Para piorar, a alegria automática de vizinhos – acionada a cada feriado ou data comemorativa – me entope olhos e ouvidos com sua barulhenta e vulgar gritaria; gargalhadas insofríveis e vocabulário de estivadores sempre complementarão o quadro o qual, pudesse eu, sequer veria ou escutaria.
Este ano, entretanto, foi um pouco diferente. À parte o fato de ter eu dado alguns tímidos passos adiante – realmente isso, em nada, mudaria meu péssimo estado de espírito – o que acendeu alguma luz em minhas trevas natalinas foi a aparição de graciosa senhorita, a qual não devo declinar o nome e que, visitando-me, convidou este escriba a assistir a Missa Solene de Natal, na Matriz Auxiliar de Cabo Frio.

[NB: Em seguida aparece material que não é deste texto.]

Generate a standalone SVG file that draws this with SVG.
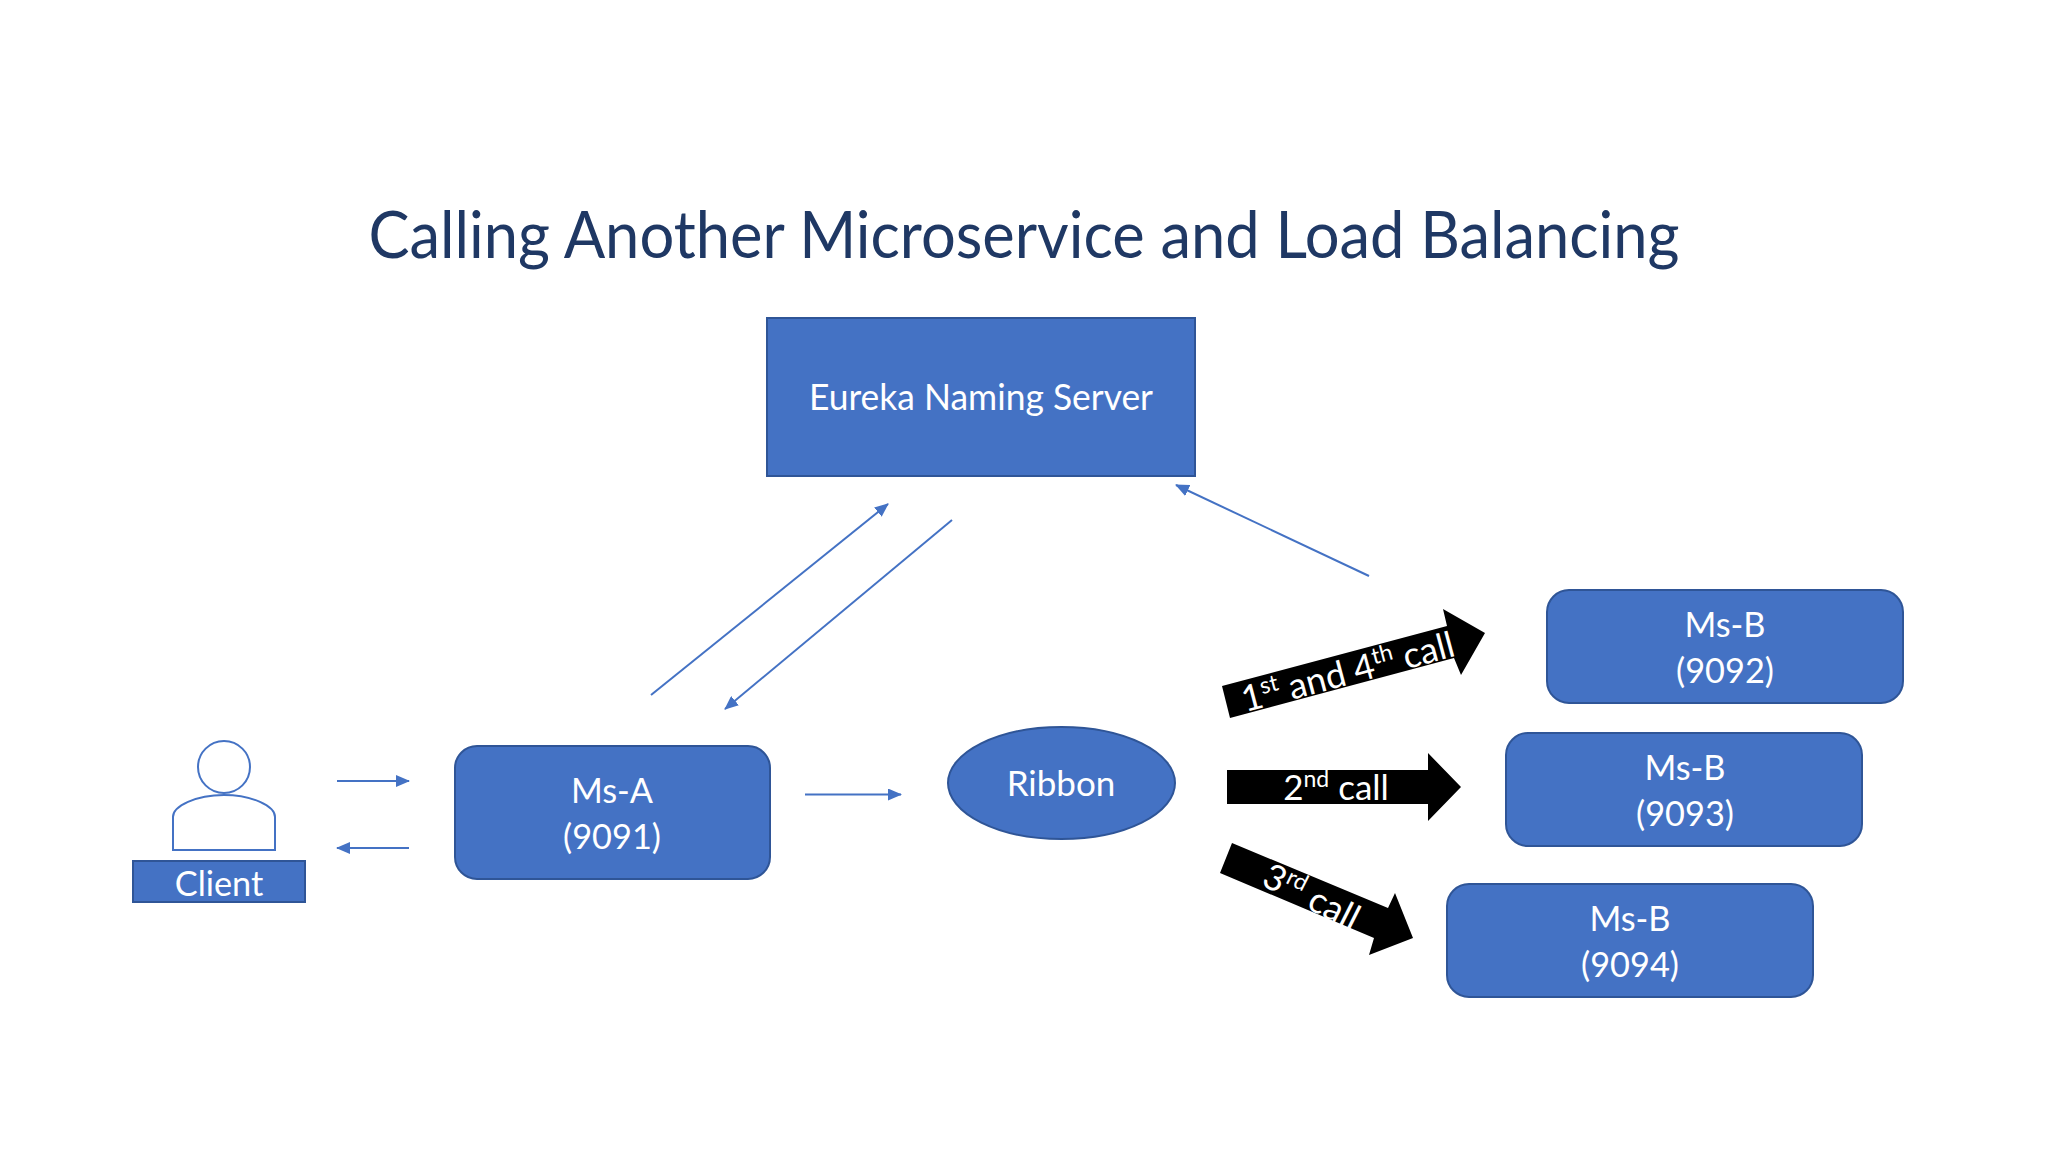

É indiscutível o tanto que tenho a agradecer a Deus, que olhou para mim através da intercessão de Sta. Therezinha de Lisieux. Confesso, entretanto, que a ideia me atraiu principalmente pela companhia que eu teria e, também, pelo fato de poder ver gente – sim, pasmem: gente.
Na Matriz divisei figuras conhecidas, como o Prefeito eleito Dr. Serginho e mesmo seu secretário de governo, Alfredo Gonçalves. Vi centenas e centenas de cabeças, enchendo as dependências da espaçosa Nave – um tanto assemelhada a um teatro, confesso – e, finalmente, me senti como parte integrante da sociedade. Sim, pude saber que havia voltado ao convívio humano normal; as pessoas me enxergavam, cumprimentavam, falavam comigo.
Conhecedora profunda da liturgia católica, minha graciosa companhia orientava o que este impenitente deveria fazer: persignar-se, ajoelhar, ficar de pé e assim por diante. E tentei balbuciar toscos agradecimentos por todo o feito em mim, suplicando que me mantenha digno de tal e tamanho perdão concedido.
Cheguei de volta a minha casa já tarde da noite mas, ainda assim, tive tempo e lucidez para tecer algumas decisões as quais, se tudo der certo, tentarei cumprir neste 2025: a primeira coisa será voltar a fazer vídeos no YouTube. Não se espantem; mesmo com 28 deles removidos, submetido a um eterno “shadow ban” e com o canal definitivamente desmonetizado, a verdade é que não posso simplesmente abdicar de uma plataforma que permite a poucos e eventuais desconhecidos acessarem o que tenho a dizer. Que sejam poucos, mas sempre serão mais alguns.
A outra decisão tomada será a firme determinação – uma promessa, que seja – de voltar a escrever os livros que deixei pela metade, acabrunhado que estava em meio a tamanha surra que levava da vida. Estou de pé, tenho um teto sobre minha cabeça, posso comer comidas normais – não mais os eternos sanduíches, único meio sem fogões ou geladeiras disponíveis – e não ando mais a pé.
E por último, mas não menos importante, devo prestar séria atenção a quem me cerca pois não estou mais sozinho. Embora a solidão faça parte de meu DNA e dela precise em muitos momentos, a rotina do deserto se foi, e é hora de apreciar quem veio ao meu encontro neste Natal.
Afinal, segundo a graciosa senhorita, ela “apenas quis me ver”.
E quem me acompanha lembrou-se do que isto quer dizer.